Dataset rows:
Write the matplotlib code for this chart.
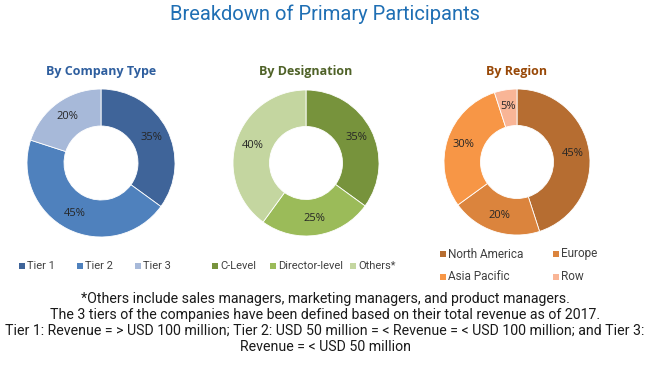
import matplotlib.pyplot as plt

# data
company_labels = ['Tier 1', 'Tier 2', 'Tier 3']
company_values = [35, 45, 20]
company_colors = ['#3F6499', '#4F81BD', '#A7B9D9']

designation_labels = ['C-Level', 'Director-level', 'Others*']
designation_values = [35, 25, 40]
designation_colors = ['#77933C', '#9BBB59', '#C4D6A0']

region_labels = ['North America', 'Europe', 'Asia Pacific', 'Row']
region_values = [45, 20, 30, 5]
region_colors = ['#B66D31', '#DB843D', '#F79646', '#F9B596']

notes = [
    '*Others include sales managers, marketing managers, and product managers.',
    'The 3 tiers of the companies have been defined based on their total revenue as of 2017.',
    'Tier 1: Revenue = > USD 100 million; Tier 2: USD 50 million = < Revenue = < USD 100 million; and Tier 3:',
    'Revenue = < USD 50 million',
]

W, H = 650, 371
narrow = ['Liberation Sans Narrow', 'Roboto']
fig = plt.figure(figsize=(6.5, 3.71), dpi=100)
ax = fig.add_axes([0, 0, 1, 1])


def donut(values, colors, cx, cy, r, title, title_color):
    ax.pie(values, colors=colors, center=(cx, H - cy), radius=r,
           startangle=90, counterclock=False,
           wedgeprops=dict(width=r * 0.5, edgecolor='white', linewidth=0.6),
           autopct='%d%%', pctdistance=0.77,
           textprops=dict(fontsize=8, color='#262626', family='Open Sans'))
    ax.text(cx, H - 72, title, ha='center', va='center', fontsize=9,
            fontweight='bold', color=title_color, family='Open Sans')


donut(company_values, company_colors, 101, 163, 74, 'By Company Type', '#2E5E9E')
donut(designation_values, designation_colors, 306, 163, 73, 'By Designation', '#4F6228')
donut(region_values, region_colors, 517, 162, 73, 'By Region', '#984807')


def legend_row(labels, colors, xs, y, size):
    for lab, col, x in zip(labels, colors, xs):
        ax.scatter([x], [H - y], marker='s', s=16, color=col, linewidths=0)
        ax.text(x + 5, H - y, lab, ha='left', va='center', fontsize=size,
                color='#404040', family=narrow)


legend_row(company_labels, company_colors, [22, 80, 138], 266, 8)
legend_row(designation_labels, designation_colors, [215, 273, 353], 266, 8)
legend_row(region_labels[:2], region_colors[:2], [443, 556], 254, 8.5)
legend_row(region_labels[2:], region_colors[2:], [443, 556], 277, 8.5)

ax.text(W / 2, H - 14, 'Breakdown of Primary Participants', ha='center', va='center',
        fontsize=14.5, color='#1F6FB4', family='Roboto')

for i, line in enumerate(notes):
    ax.text(W / 2, H - (299 + 16 * i), line, ha='center', va='center',
            fontsize=10.2, color='#1a1a1a', family='Roboto')

ax.set_xlim(0, W)
ax.set_ylim(0, H)
ax.set_aspect('equal')
ax.axis('off')

fig.savefig('out.png', dpi=100, facecolor='white')
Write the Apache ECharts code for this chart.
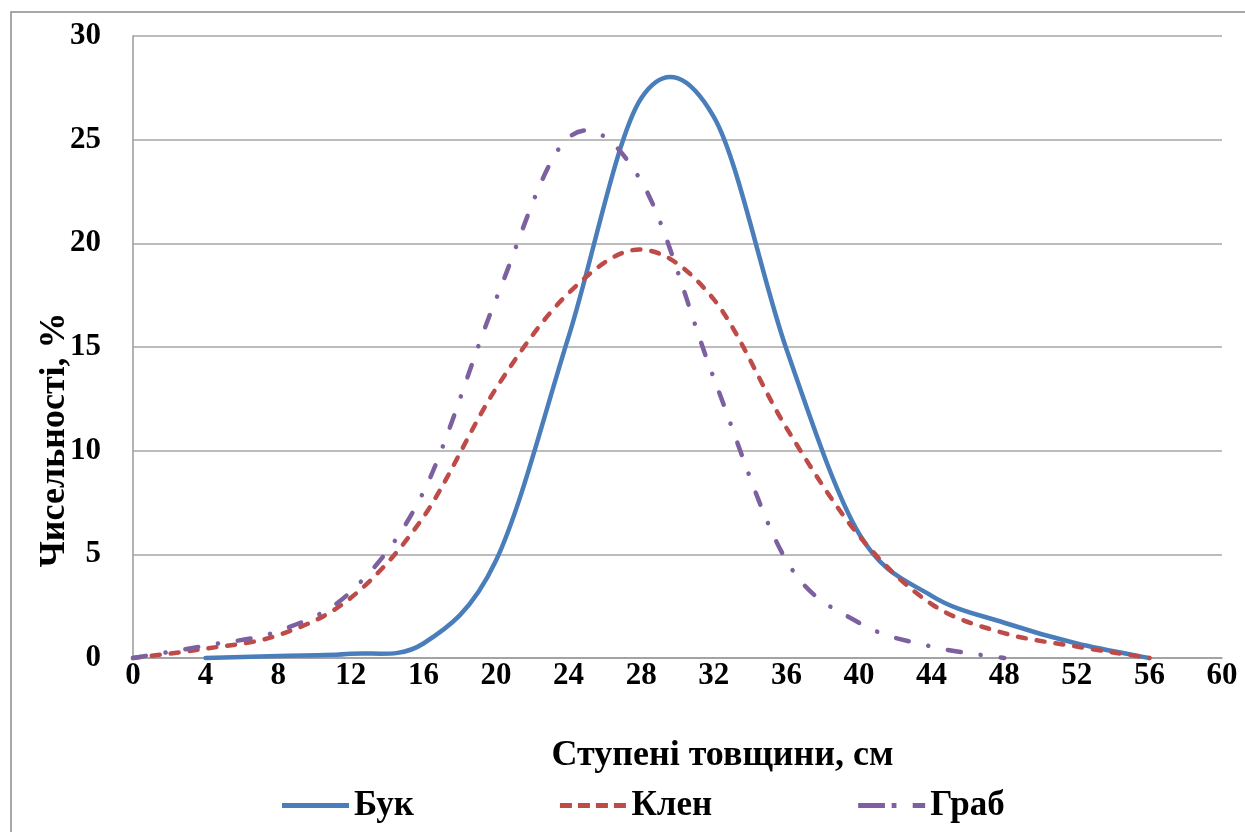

- Short problem: Without the pictures, write out the lines from the beginning of the entries through the line with "designation_colors = ['#77933C', '#9BBB59', '#C4D6A0']".

- Output for this exercise:
Write the matplotlib code for this chart.
import matplotlib.pyplot as plt

# data
company_labels = ['Tier 1', 'Tier 2', 'Tier 3']
company_values = [35, 45, 20]
company_colors = ['#3F6499', '#4F81BD', '#A7B9D9']

designation_labels = ['C-Level', 'Director-level', 'Others*']
designation_values = [35, 25, 40]
designation_colors = ['#77933C', '#9BBB59', '#C4D6A0']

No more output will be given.